Written exercise: Below are the records; locate each line with the word "React" and copy it.

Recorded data

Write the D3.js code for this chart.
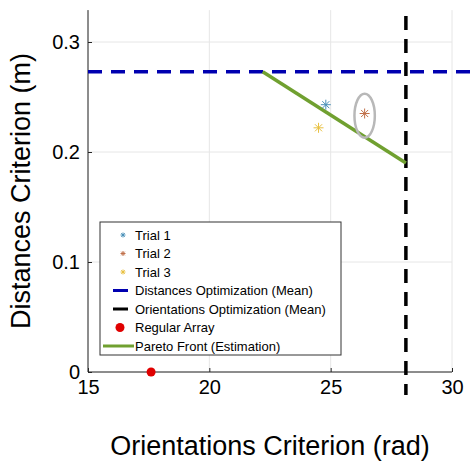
<!DOCTYPE html>
<html lang="en">
<head>
<meta charset="UTF-8">
<script src="https://d3js.org/d3.v7.min.js"></script>
<style>
  body { margin: 0; background: #fff; font-family: Arial, "Liberation Sans", sans-serif; }
  .grid line { stroke: #e6e6e6; }
  .axis text { font-size: 20px; fill: #000; }
  .axis path, .axis line { stroke: #262626; }
</style>
</head>
<body>
<svg width="474" height="472"></svg>
<script>
const xTicks = [15, 20, 25, 30];
const yTicks = [0, 0.1, 0.2, 0.3];
const trials = [
  { name: "Trial 1", x: 24.8, y: 0.243, color: "#4a90b8" },
  { name: "Trial 2", x: 26.4, y: 0.235, color: "#c0704a" },
  { name: "Trial 3", x: 24.5, y: 0.222, color: "#e8c040" }
];
const distMean = 0.273;
const orientMean = 28.1;
const pareto = [[22.2, 0.273], [28.1, 0.19]];
const regular = [17.6, 0];
const ellipse = { cx: 26.4, cy: 0.233, rx: 0.42, ry: 0.02 };

const svg = d3.select("svg");
const x = d3.scaleLinear().domain([15, 30]).range([88, 452]);
const y = d3.scaleLinear().domain([0, 0.3]).range([372, 42]);
const yTop = y(0.329);

// grid
const g = svg.append("g").attr("class", "grid");
g.selectAll(".gx").data(xTicks).join("line")
  .attr("x1", d => x(d)).attr("x2", d => x(d)).attr("y1", yTop).attr("y2", 372);
g.selectAll(".gy").data(yTicks).join("line")
  .attr("x1", 88).attr("x2", 452).attr("y1", d => y(d)).attr("y2", d => y(d));

svg.append("g").attr("class", "axis").attr("transform", "translate(0,372)")
  .call(d3.axisBottom(x).tickValues(xTicks).tickSize(-4).tickPadding(8).tickFormat(d3.format("d")))
  .call(a => a.select(".domain").attr("d", `M88,0H452`));
svg.append("g").attr("class", "axis").attr("transform", "translate(88,0)")
  .call(d3.axisLeft(y).tickValues(yTicks).tickSize(-4).tickPadding(8).tickFormat(d => d === 0 ? "0" : d3.format(".1f")(d)))
  .call(a => a.select(".domain").attr("d", `M0,${yTop}V372`));

svg.append("text").attr("x", 270).attr("y", 455).attr("text-anchor", "middle")
  .attr("font-size", 27).text("Orientations Criterion (rad)");
svg.append("text").attr("transform", `translate(30,${(yTop + 372) / 2}) rotate(-90)`)
  .attr("text-anchor", "middle").attr("font-size", 27).text("Distances Criterion (m)");

// lines
svg.append("line").attr("x1", 88).attr("x2", 470).attr("y1", y(distMean)).attr("y2", y(distMean))
  .attr("stroke", "#0000b0").attr("stroke-width", 3.5).attr("stroke-dasharray", "14,9");
svg.append("line").attr("x1", x(orientMean)).attr("x2", x(orientMean)).attr("y1", 16).attr("y2", 395)
  .attr("stroke", "#000").attr("stroke-width", 3.5).attr("stroke-dasharray", "14,9");
svg.append("path").attr("d", d3.line().x(d => x(d[0])).y(d => y(d[1]))(pareto))
  .attr("stroke", "#70a030").attr("stroke-width", 3.5).attr("fill", "none");

svg.append("ellipse").attr("cx", x(ellipse.cx)).attr("cy", y(ellipse.cy))
  .attr("rx", x(ellipse.cx + ellipse.rx) - x(ellipse.cx)).attr("ry", y(0) - y(ellipse.ry))
  .attr("fill", "none").attr("stroke", "#b8b8b8").attr("stroke-width", 2.5);

function star(sel, cx, cy, r, color) {
  const gg = sel.append("g").attr("transform", `translate(${cx},${cy})`)
    .attr("stroke", color).attr("stroke-width", 1);
  [0, 45, 90, 135].forEach(a => {
    const t = a * Math.PI / 180;
    gg.append("line").attr("x1", -r * Math.cos(t)).attr("y1", -r * Math.sin(t))
      .attr("x2", r * Math.cos(t)).attr("y2", r * Math.sin(t));
  });
}
trials.forEach(t => star(svg, x(t.x), y(t.y), 5, t.color));
svg.append("circle").attr("cx", x(regular[0])).attr("cy", y(regular[1])).attr("r", 4.5).attr("fill", "#e00000");

// legend
const lg = svg.append("g").attr("transform", "translate(100,222)");
lg.append("rect").attr("width", 241).attr("height", 133).attr("fill", "#fff").attr("stroke", "#333");
const items = [
  ...trials.map(t => ({ label: t.name, type: "star", color: t.color })),
  { label: "Distances Optimization (Mean)", type: "line", color: "#0000b0" },
  { label: "Orientations Optimization (Mean)", type: "line", color: "#000" },
  { label: "Regular Array", type: "dot", color: "#e00000" },
  { label: "Pareto Front (Estimation)", type: "long", color: "#70a030" }
];
items.forEach((it, i) => {
  const cy = 13 + i * 18.5;
  if (it.type === "star") star(lg, 23, cy, 2.5, it.color);
  if (it.type === "line") lg.append("line").attr("x1", 13).attr("x2", 28).attr("y1", cy).attr("y2", cy)
    .attr("stroke", it.color).attr("stroke-width", 3);
  if (it.type === "dot") lg.append("circle").attr("cx", 20).attr("cy", cy).attr("r", 4.5).attr("fill", it.color);
  if (it.type === "long") lg.append("line").attr("x1", 3).attr("x2", 34).attr("y1", cy).attr("y2", cy)
    .attr("stroke", it.color).attr("stroke-width", 3);
  lg.append("text").attr("x", 35).attr("y", cy + 4.5).attr("font-size", 13).text(it.label);
});
</script>
</body>
</html>
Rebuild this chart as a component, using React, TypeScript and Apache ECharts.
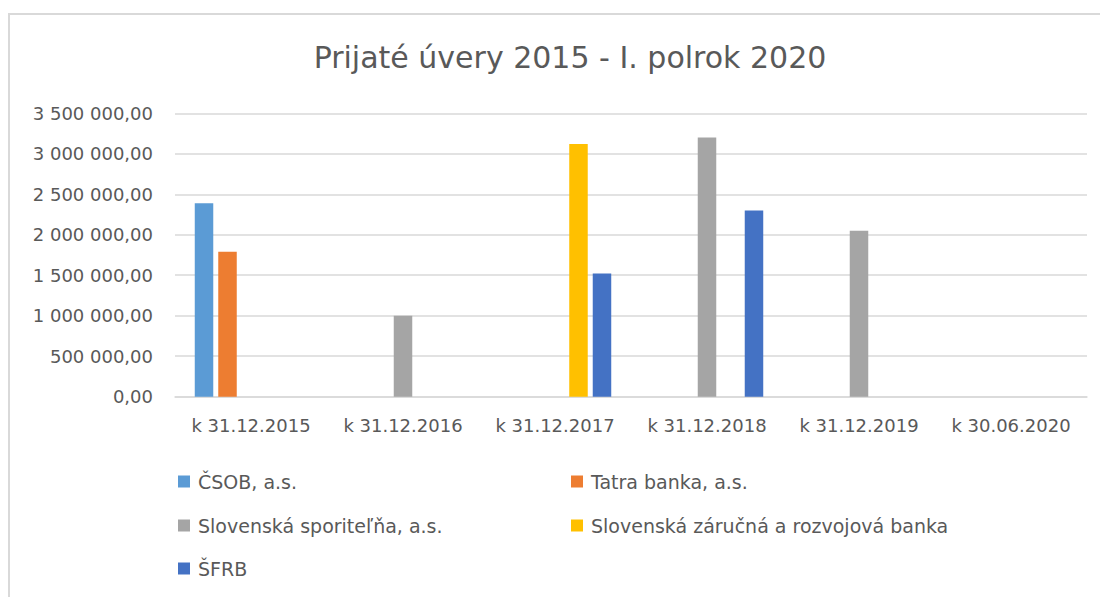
import React, { useEffect, useRef } from "react";
import * as echarts from "echarts";

const categories = ["k 31.12.2015", "k 31.12.2016", "k 31.12.2017", "k 31.12.2018", "k 31.12.2019", "k 30.06.2020"];
const csob = [2390000, null, null, null, null, null];
const tatra = [1790000, null, null, null, null, null];
const sporitelna = [null, 1000000, null, 3200000, 2050000, null];
const szrb = [null, null, 3120000, null, null, null];
const sfrb = [null, null, 1520000, 2300000, null, null];
const seriesNames = ["ČSOB, a.s.", "Tatra banka, a.s.", "Slovenská sporiteľňa, a.s.", "Slovenská záručná a rozvojová banka", "ŠFRB"];
const colors = ["#5B9BD5", "#ED7D31", "#A5A5A5", "#FFC000", "#4472C4"];
const seriesData = [csob, tatra, sporitelna, szrb, sfrb];

const FONT = "DejaVu Sans";

function fmt(v: number): string {
  const s = Math.round(v).toString().replace(/\B(?=(\d{3})+(?!\d))/g, " ");
  return s + ",00";
}

export default function App() {
  const ref = useRef<HTMLDivElement>(null);
  useEffect(() => {
    if (!ref.current) return;
    const chart = echarts.init(ref.current, null, { renderer: "svg" });
    const legendPos = [
      { left: 178, top: 472 },
      { left: 571, top: 472 },
      { left: 178, top: 516 },
      { left: 571, top: 516 },
      { left: 178, top: 559 },
    ];
    chart.setOption({
      animation: false,
      color: colors,
      title: {
        text: "Prijaté úvery 2015 - I. polrok 2020",
        left: 565,
        textAlign: "center",
        top: 37,
        textStyle: { fontFamily: FONT, fontSize: 30, fontWeight: "normal", color: "#595959" },
      },
      graphic: [
        {
          type: "rect",
          shape: { x: 9, y: 14, width: 1200, height: 700 },
          style: { fill: "none", stroke: "#d9d9d9", lineWidth: 2 },
          silent: true,
        },
      ],
      legend: seriesNames.map((n, i) => ({
        data: [n],
        left: legendPos[i].left,
        top: legendPos[i].top,
        padding: 0,
        itemWidth: 12,
        itemHeight: 12,
        itemGap: 6,
        icon: "rect",
        textStyle: { fontFamily: FONT, fontSize: 19, color: "#595959", padding: [0, 0, 0, 3] },
        selectedMode: false,
      })),
      grid: { left: 175, right: 13, top: 113.3, bottom: 200.3 },
      xAxis: {
        type: "category",
        data: categories,
        axisLine: { lineStyle: { color: "#d9d9d9", width: 1.5 } },
        axisTick: { show: false },
        axisLabel: { fontFamily: FONT, fontSize: 18, color: "#595959", margin: 20, interval: 0 },
      },
      yAxis: {
        type: "value",
        min: 0,
        max: 3500000,
        interval: 500000,
        axisLine: { show: false },
        axisTick: { show: false },
        splitLine: { lineStyle: { color: "#d9d9d9", width: 1.5 } },
        axisLabel: {
          fontFamily: FONT,
          fontSize: 18,
          color: "#595959",
          margin: 22,
          formatter: (v: number) => fmt(v),
        },
      },
      series: seriesNames.map((n, i) => ({
        name: n,
        type: "bar",
        data: seriesData[i],
        barGap: "27%",
        barCategoryGap: "26%",
        itemStyle: { color: colors[i] },
      })),
    });
    return () => chart.dispose();
  }, []);
  return <div ref={ref} style={{ position: "absolute", left: 0, top: 0, width: 1100, height: 597 }} />;
}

Task answer:
Rebuild this chart as a component, using React, TypeScript and Apache ECharts.
import React, { useEffect, useRef } from "react";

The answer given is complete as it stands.